Don’t Pressure Wildlife in Flooded Areas of the Mississippi Delta
Jackson – Rapidly rising flood waters along the Mississippi River and its tributaries are forcing white-tailed deer and other wildlife to seek refuge on lands with higher ground, which can often be nearby flood protection levees. “When this happens, abnormally large groups of deer can sometimes be observed along levee systems and roads throughout the Delta region,” according to Mississippi Department of Wildlife, Fisheries, and Parks Deer Program Coordinator Chad Dacus.
“People should not go out and look for deer on levees or try and herd or move them,” Dacus said. “These animals have been stressed by sometimes long movements from other areas. Deer and other wildlife may be forced into the water or try return to flooded areas when pressured. The best thing to do is to leave the wildlife alone.”
MDWFP conservation officers are working with other law enforcement agencies in flooded areas to help those affected by the rising waters. MDWFP Law Enforcement Bureau Chief Steve Adcock said the officers are working the flooded areas by boat and are assisting landowners. They’re also working with other law enforcement agencies to deter criminal activity.

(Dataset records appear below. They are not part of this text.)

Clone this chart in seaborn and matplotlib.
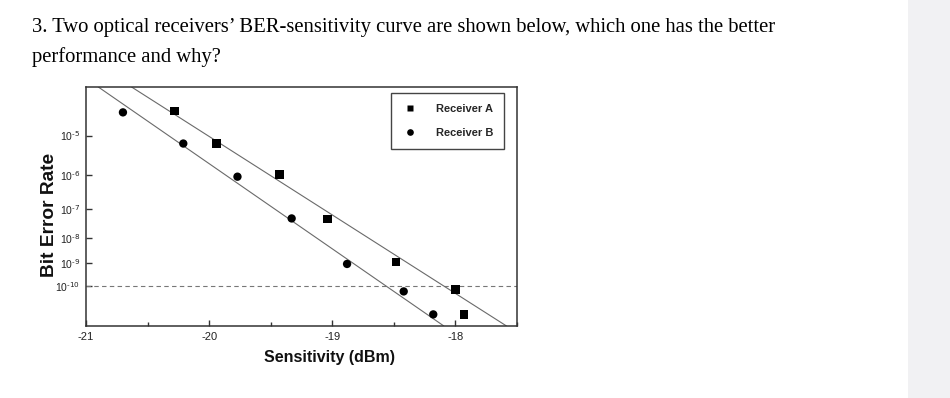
import numpy as np
import pandas as pd
import matplotlib
matplotlib.use('Agg')
import matplotlib.pyplot as plt
import seaborn as sns
from matplotlib.ticker import FixedLocator, NullLocator, MultipleLocator
from matplotlib.patches import Rectangle

# --- data ---
sens_a = [-20.28, -19.94, -19.43, -19.04, -18.48, -18.00, -17.93]
ber_a = [3.4e-5, 6.5e-6, 1.05e-6, 4.5e-8, 1.15e-9, 7.2e-11, 4.2e-12]
sens_b = [-20.70, -20.21, -19.77, -19.33, -18.88, -18.42, -18.18]
ber_b = [3.2e-5, 6.5e-6, 9.1e-7, 4.8e-8, 9.5e-10, 5.8e-11, 4.2e-12]

# fitted straight lines (end points)
fit_a_sens = [-20.63, -17.585]
fit_a_ber = [1e-4, 1e-12]
fit_b_sens = [-20.90, -18.094]
fit_b_ber = [1e-4, 1e-12]

ref_ber = 1e-10
ytick_vals = [1e-5, 1e-6, 1e-7, 1e-8, 1e-9, 1e-10]
ytick_labels = [r'10$^{\text{-5}}$', r'10$^{\text{-6}}$', r'10$^{\text{-7}}$',
                r'10$^{\text{-8}}$', r'10$^{\text{-9}}$', r'10$^{\text{-10}}$']
xtick_vals = [-21, -20, -19, -18]

question_1 = "3. Two optical receivers\u2019 BER-sensitivity curve are shown below, which one has the better"
question_2 = "performance and why?"

df = pd.DataFrame({
    'sens': sens_a + sens_b,
    'ber': ber_a + ber_b,
    'receiver': ['Receiver A'] * len(sens_a) + ['Receiver B'] * len(sens_b),
})

sns.set_style('ticks')
plt.rcParams['font.family'] = ['Liberation Sans', 'DejaVu Sans']
plt.rcParams['mathtext.default'] = 'regular'


# BER axis: -log10(-log10(BER)), the usual "erfc" style BER scale
def ber_fwd(y):
    y = np.clip(np.asarray(y, dtype=float), 1e-300, 0.999999)
    return -np.log10(-np.log10(y))


def ber_inv(t):
    return 10.0 ** (-(10.0 ** (-np.asarray(t, dtype=float))))


fig = plt.figure(figsize=(9.5, 3.98), dpi=100)
fig.patch.set_facecolor('white')
# grey side panel of the page
fig.patches.append(Rectangle((908 / 950, 0), 42 / 950, 1, transform=fig.transFigure,
                             facecolor='#f1f1f3', edgecolor='none', zorder=0))

ax = fig.add_axes([86 / 950, 72 / 398, 431 / 950, 239 / 398])

sns.scatterplot(data=df, x='sens', y='ber', hue='receiver', style='receiver',
                markers={'Receiver A': 's', 'Receiver B': 'o'},
                palette={'Receiver A': 'black', 'Receiver B': 'black'},
                s=36, edgecolor='none', ax=ax, zorder=3, legend=True)

ax.plot(fit_a_sens, fit_a_ber, color='#6a6a6a', lw=0.8, zorder=2)
ax.plot(fit_b_sens, fit_b_ber, color='#6a6a6a', lw=0.8, zorder=2)
ax.axhline(ref_ber, color='#777777', lw=0.8, ls=(0, (4, 3)), zorder=1)

ax.set_yscale('function', functions=(ber_fwd, ber_inv))
ax.set_ylim(1e-12, 1e-4)
ax.set_xlim(-21, -17.5)

ax.yaxis.set_major_locator(FixedLocator(ytick_vals))
ax.set_yticklabels(ytick_labels)
ax.yaxis.set_minor_locator(NullLocator())
ax.set_xticks(xtick_vals)
ax.set_xticklabels([str(v) for v in xtick_vals])
ax.xaxis.set_minor_locator(MultipleLocator(0.5))

ax.tick_params(axis='both', which='major', direction='in', length=4, width=1,
               color='#333333', labelsize=8, labelcolor='#222222')
ax.tick_params(axis='x', which='minor', direction='in', length=3, width=1, color='#333333')
ax.tick_params(axis='x', which='major', pad=4)
ax.tick_params(axis='y', which='major', pad=4, labelsize=7.5)

for sp in ax.spines.values():
    sp.set_color('#333333')
    sp.set_linewidth(1.1)

ax.set_xlabel('Sensitivity (dBm)', fontsize=11.5, fontweight='bold', color='#111111')
ax.set_ylabel('Bit Error Rate', fontsize=13.8, fontweight='bold', color='#111111')
ax.xaxis.set_label_coords(0.566, -0.1)
ax.yaxis.set_label_coords(-0.064, 0.464)

handles, labels = ax.get_legend_handles_labels()
leg = ax.legend(handles=handles, labels=labels, loc='upper right',
                bbox_to_anchor=(0.97, 0.975), borderaxespad=0, frameon=True,
                fancybox=False, framealpha=1, edgecolor='#444444',
                prop={'size': 8, 'weight': 'bold'}, markerscale=0.8,
                borderpad=1.0, labelspacing=1.25, handlelength=1.4, handletextpad=1.6)
leg.get_frame().set_linewidth(1.0)

fig.text(32 / 950, 1 - 32 / 398, question_1, fontsize=14.9, family='Liberation Serif',
         va='baseline', ha='left', color='black')
fig.text(32 / 950, 1 - 62 / 398, question_2, fontsize=14.9, family='Liberation Serif',
         va='baseline', ha='left', color='black')

fig.savefig('out.png', dpi=100)
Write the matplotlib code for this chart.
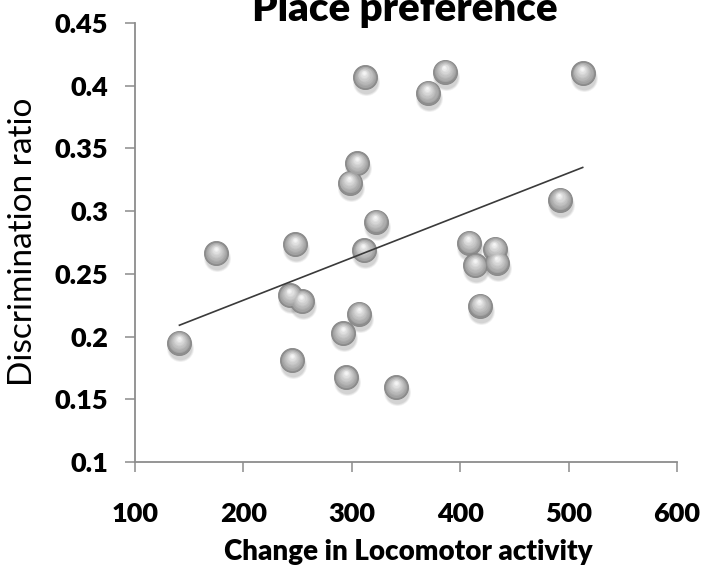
import numpy as np
import matplotlib
matplotlib.use("Agg")
import matplotlib.pyplot as plt
from matplotlib.transforms import ScaledTranslation

# ---- data ----
locomotor = [141, 175, 248, 243, 254, 245, 292, 295, 307, 298, 305, 311,
             322, 312, 341, 370, 386, 408, 432, 414, 434, 418, 492, 513]
discrimination = [0.195, 0.2665, 0.2736, 0.233, 0.228, 0.181, 0.2027, 0.1676,
                  0.218, 0.3227, 0.338, 0.269, 0.2916, 0.4067, 0.1596, 0.3945,
                  0.411, 0.275, 0.270, 0.257, 0.259, 0.2247, 0.309, 0.410]
x_ticks = [100, 200, 300, 400, 500, 600]
y_ticks = [0.1, 0.15, 0.2, 0.25, 0.3, 0.35, 0.4, 0.45]
y_tick_labels = ["0.1", "0.15", "0.2", "0.25", "0.3", "0.35", "0.4", "0.45"]
title = "Place preference"
x_label = "Change in Locomotor activity"
y_label = "Discrimination ratio"

W, H, DPI = 705, 565, 100
fig = plt.figure(figsize=(W / DPI, H / DPI), dpi=DPI)
ax = fig.add_axes([135 / W, 1 - 462 / H, (677 - 135) / W, (462 - 23) / H])

FONT = "Lato"
x = np.array(locomotor)
y = np.array(discrimination)

# spheres: shadow + layered gradient
def off(dx_px, dy_px):
    return ax.transData + ScaledTranslation(dx_px / DPI, dy_px / DPI, fig.dpi_scale_trans)

base_s = 300
for i, (sc, a) in enumerate([(1.25, 0.10), (1.1, 0.12), (0.95, 0.14)]):
    ax.scatter(x, y, s=base_s * sc, color="#7a7a7a", alpha=a, linewidths=0,
               transform=off(1, -5), zorder=2, clip_on=False)

ax.scatter(x, y, s=base_s, color="#8e8e8e", edgecolors="#858585", linewidths=0.6,
           zorder=3, clip_on=False)
n = 9
for k in range(1, n + 1):
    t = k / n
    frac = 1 - 0.88 * t
    c = 0.60 + 0.36 * t
    ax.scatter(x, y, s=base_s * frac ** 2 * 0.95, color=(c, c, c), linewidths=0,
               transform=off(-0.6 * t, 4.5 * t), zorder=3 + k * 0.01, clip_on=False)

# trend line
slope, intercept = np.polyfit(x, y, 1)
lx = np.array([x.min(), x.max()])
ax.plot(lx, slope * lx + intercept, color="#3a3a3a", lw=1.2, zorder=5)

ax.set_xlim(100, 600)
ax.set_ylim(0.1, 0.45)
ax.set_xticks(x_ticks)
ax.set_yticks(y_ticks)
ax.set_yticklabels(y_tick_labels)

for s in ["top", "right"]:
    ax.spines[s].set_visible(False)
for s in ["left", "bottom"]:
    ax.spines[s].set_color("#8c8c8c")
    ax.spines[s].set_linewidth(1.3)

ax.tick_params(axis="both", direction="out", length=7.5, width=1.1, color="#8c8c8c")
ax.tick_params(axis="x", pad=21)
ax.tick_params(axis="y", pad=12)
for lab in ax.get_xticklabels() + ax.get_yticklabels():
    lab.set_fontfamily(FONT)
    lab.set_fontweight("heavy")
    lab.set_fontsize(19.5)

fig.text(405 / W, 1 - 21 / H, title, ha="center", va="baseline",
         fontsize=29, fontweight="heavy", family=FONT)
fig.text(408 / W, 1 - 560 / H, x_label, ha="center", va="baseline",
         fontsize=20, fontweight="heavy", family=FONT)
fig.text(23 / W, 1 - 242 / H, y_label, ha="center", va="center", rotation=90,
         fontsize=24, family=FONT)

fig.savefig("out.png", dpi=DPI)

Levees are vital to protecting communities from flood events, and often are maintained by local levee boards or similar groups. These levees are subject to closure during floods and may be patrolled by local law enforcement agencies. In addition, these areas may serve as bases of operation for local emergency management response.
“Our officers are patrolling these areas constantly to help anyone that needs assistance and to protect property and prevent looting,” said Adcock.